---- INFORMATION GIVEN

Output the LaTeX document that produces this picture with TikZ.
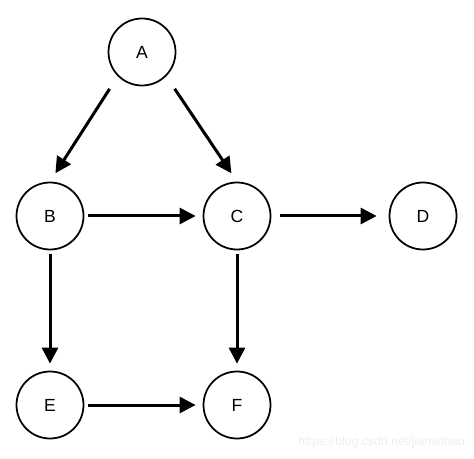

--------
---- INFORMATION GIVEN

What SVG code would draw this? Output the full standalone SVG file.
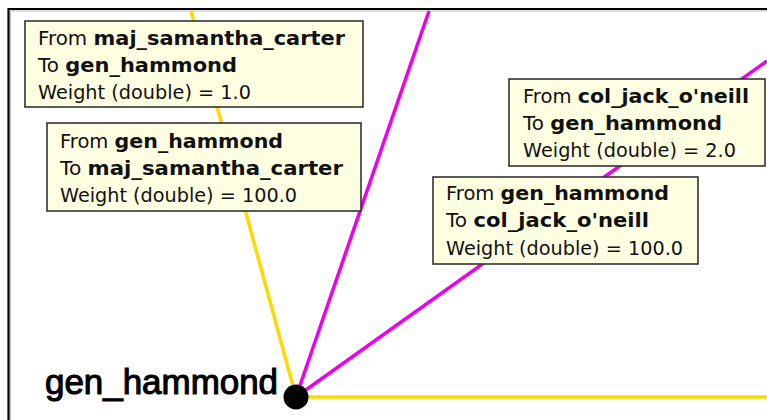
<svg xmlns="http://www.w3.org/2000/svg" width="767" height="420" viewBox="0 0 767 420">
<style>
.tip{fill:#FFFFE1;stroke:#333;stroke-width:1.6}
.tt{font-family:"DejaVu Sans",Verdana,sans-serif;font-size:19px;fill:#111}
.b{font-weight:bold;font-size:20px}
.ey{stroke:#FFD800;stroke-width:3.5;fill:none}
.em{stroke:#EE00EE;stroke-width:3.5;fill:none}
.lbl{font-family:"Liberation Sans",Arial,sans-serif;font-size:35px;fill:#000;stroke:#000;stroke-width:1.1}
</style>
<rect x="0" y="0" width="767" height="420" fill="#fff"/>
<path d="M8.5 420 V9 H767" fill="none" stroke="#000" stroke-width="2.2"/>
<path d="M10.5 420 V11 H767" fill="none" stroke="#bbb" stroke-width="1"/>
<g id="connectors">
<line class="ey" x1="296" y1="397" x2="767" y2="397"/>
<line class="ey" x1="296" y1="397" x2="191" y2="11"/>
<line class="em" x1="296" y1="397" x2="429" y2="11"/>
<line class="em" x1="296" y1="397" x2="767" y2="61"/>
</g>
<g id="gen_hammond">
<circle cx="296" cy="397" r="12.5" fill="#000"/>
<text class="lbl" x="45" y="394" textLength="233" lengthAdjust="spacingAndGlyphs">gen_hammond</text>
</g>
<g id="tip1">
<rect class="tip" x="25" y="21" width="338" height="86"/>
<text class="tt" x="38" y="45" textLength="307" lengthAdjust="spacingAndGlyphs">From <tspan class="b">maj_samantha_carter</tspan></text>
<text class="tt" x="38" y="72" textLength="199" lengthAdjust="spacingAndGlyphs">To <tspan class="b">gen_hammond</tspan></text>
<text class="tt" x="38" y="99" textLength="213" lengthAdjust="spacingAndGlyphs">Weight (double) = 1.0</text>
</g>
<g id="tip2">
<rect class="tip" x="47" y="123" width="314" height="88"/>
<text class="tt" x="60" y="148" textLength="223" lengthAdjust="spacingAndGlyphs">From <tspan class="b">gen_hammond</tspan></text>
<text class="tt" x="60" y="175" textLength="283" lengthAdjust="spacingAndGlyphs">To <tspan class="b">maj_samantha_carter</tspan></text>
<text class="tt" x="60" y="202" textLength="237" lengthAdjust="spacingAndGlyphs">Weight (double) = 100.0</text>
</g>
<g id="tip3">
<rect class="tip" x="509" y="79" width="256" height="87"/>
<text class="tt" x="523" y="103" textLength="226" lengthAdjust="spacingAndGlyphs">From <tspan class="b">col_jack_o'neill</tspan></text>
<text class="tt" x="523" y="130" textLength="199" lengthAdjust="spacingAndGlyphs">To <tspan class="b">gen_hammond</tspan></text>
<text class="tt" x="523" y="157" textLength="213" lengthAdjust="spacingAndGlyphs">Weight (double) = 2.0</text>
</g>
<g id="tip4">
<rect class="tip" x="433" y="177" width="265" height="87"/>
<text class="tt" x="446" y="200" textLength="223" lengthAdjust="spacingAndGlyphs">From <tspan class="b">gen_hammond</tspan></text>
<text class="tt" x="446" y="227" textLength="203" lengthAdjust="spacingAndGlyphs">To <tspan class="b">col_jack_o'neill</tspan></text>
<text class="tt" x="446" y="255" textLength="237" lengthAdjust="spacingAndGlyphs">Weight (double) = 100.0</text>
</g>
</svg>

--------
---- INFORMATION GIVEN

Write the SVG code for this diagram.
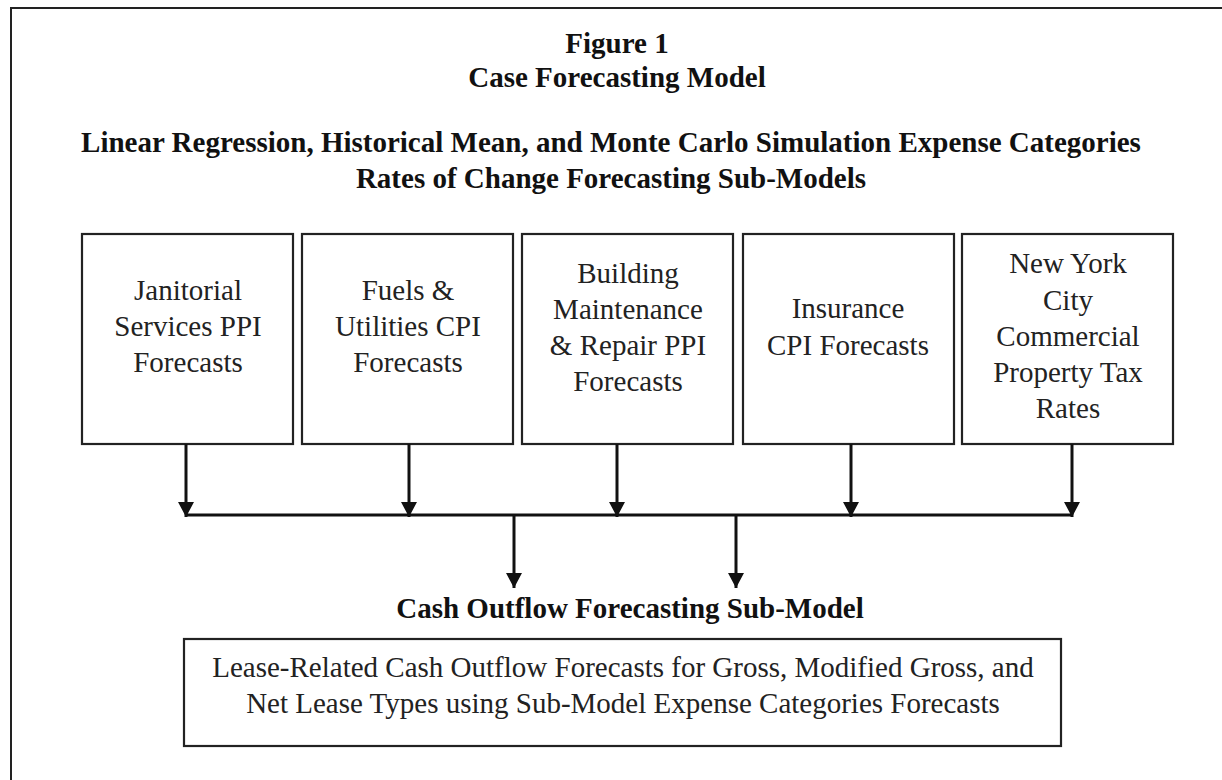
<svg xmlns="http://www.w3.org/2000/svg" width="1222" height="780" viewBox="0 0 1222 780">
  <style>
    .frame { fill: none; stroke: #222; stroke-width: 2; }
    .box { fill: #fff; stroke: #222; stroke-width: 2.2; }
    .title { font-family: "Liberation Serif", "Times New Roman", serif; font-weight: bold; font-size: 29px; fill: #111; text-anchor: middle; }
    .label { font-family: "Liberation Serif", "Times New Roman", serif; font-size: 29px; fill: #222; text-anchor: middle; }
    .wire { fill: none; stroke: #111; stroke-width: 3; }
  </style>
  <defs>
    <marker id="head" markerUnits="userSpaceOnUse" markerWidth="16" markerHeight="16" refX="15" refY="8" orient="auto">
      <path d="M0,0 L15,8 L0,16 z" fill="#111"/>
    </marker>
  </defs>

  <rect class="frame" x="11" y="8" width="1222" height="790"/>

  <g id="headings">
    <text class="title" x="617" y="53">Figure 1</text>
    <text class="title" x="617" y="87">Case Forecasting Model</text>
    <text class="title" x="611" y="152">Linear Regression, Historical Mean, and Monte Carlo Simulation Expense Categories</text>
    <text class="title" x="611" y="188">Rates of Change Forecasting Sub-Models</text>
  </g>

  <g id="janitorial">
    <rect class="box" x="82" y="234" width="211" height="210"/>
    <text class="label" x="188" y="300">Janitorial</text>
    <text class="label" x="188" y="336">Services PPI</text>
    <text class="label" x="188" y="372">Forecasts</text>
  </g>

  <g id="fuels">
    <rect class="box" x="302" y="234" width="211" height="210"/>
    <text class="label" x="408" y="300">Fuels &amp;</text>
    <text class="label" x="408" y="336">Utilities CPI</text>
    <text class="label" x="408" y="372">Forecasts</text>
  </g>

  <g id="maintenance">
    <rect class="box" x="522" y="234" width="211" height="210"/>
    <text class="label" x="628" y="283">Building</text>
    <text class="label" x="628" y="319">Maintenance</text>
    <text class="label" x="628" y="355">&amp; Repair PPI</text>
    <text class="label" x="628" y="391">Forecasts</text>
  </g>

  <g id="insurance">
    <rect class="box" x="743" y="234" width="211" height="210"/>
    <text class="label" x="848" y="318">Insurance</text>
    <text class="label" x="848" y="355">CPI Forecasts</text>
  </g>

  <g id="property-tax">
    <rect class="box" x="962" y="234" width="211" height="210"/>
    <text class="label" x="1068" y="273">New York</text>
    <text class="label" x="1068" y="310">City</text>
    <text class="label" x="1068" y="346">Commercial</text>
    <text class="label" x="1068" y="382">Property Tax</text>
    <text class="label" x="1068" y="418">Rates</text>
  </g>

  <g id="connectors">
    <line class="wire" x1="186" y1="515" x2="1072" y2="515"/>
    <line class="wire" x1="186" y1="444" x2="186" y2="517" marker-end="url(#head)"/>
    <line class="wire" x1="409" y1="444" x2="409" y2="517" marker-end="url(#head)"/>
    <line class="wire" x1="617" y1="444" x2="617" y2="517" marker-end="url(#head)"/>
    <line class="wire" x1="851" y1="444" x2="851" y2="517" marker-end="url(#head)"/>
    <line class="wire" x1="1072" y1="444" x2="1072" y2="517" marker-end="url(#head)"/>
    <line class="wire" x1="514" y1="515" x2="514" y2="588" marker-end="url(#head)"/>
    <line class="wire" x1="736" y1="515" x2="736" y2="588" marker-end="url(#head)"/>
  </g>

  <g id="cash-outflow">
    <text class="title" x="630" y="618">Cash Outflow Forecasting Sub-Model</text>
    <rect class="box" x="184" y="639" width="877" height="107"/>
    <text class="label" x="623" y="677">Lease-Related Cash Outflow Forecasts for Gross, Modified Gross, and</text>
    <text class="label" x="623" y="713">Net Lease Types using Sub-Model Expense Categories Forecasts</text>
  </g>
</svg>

--------

WHAT IS ASKED — Identify each line containing the string "Output" and copy it out.

WRITTEN SOLUTION —
Output the LaTeX document that produces this picture with TikZ.
What SVG code would draw this? Output the full standalone SVG file.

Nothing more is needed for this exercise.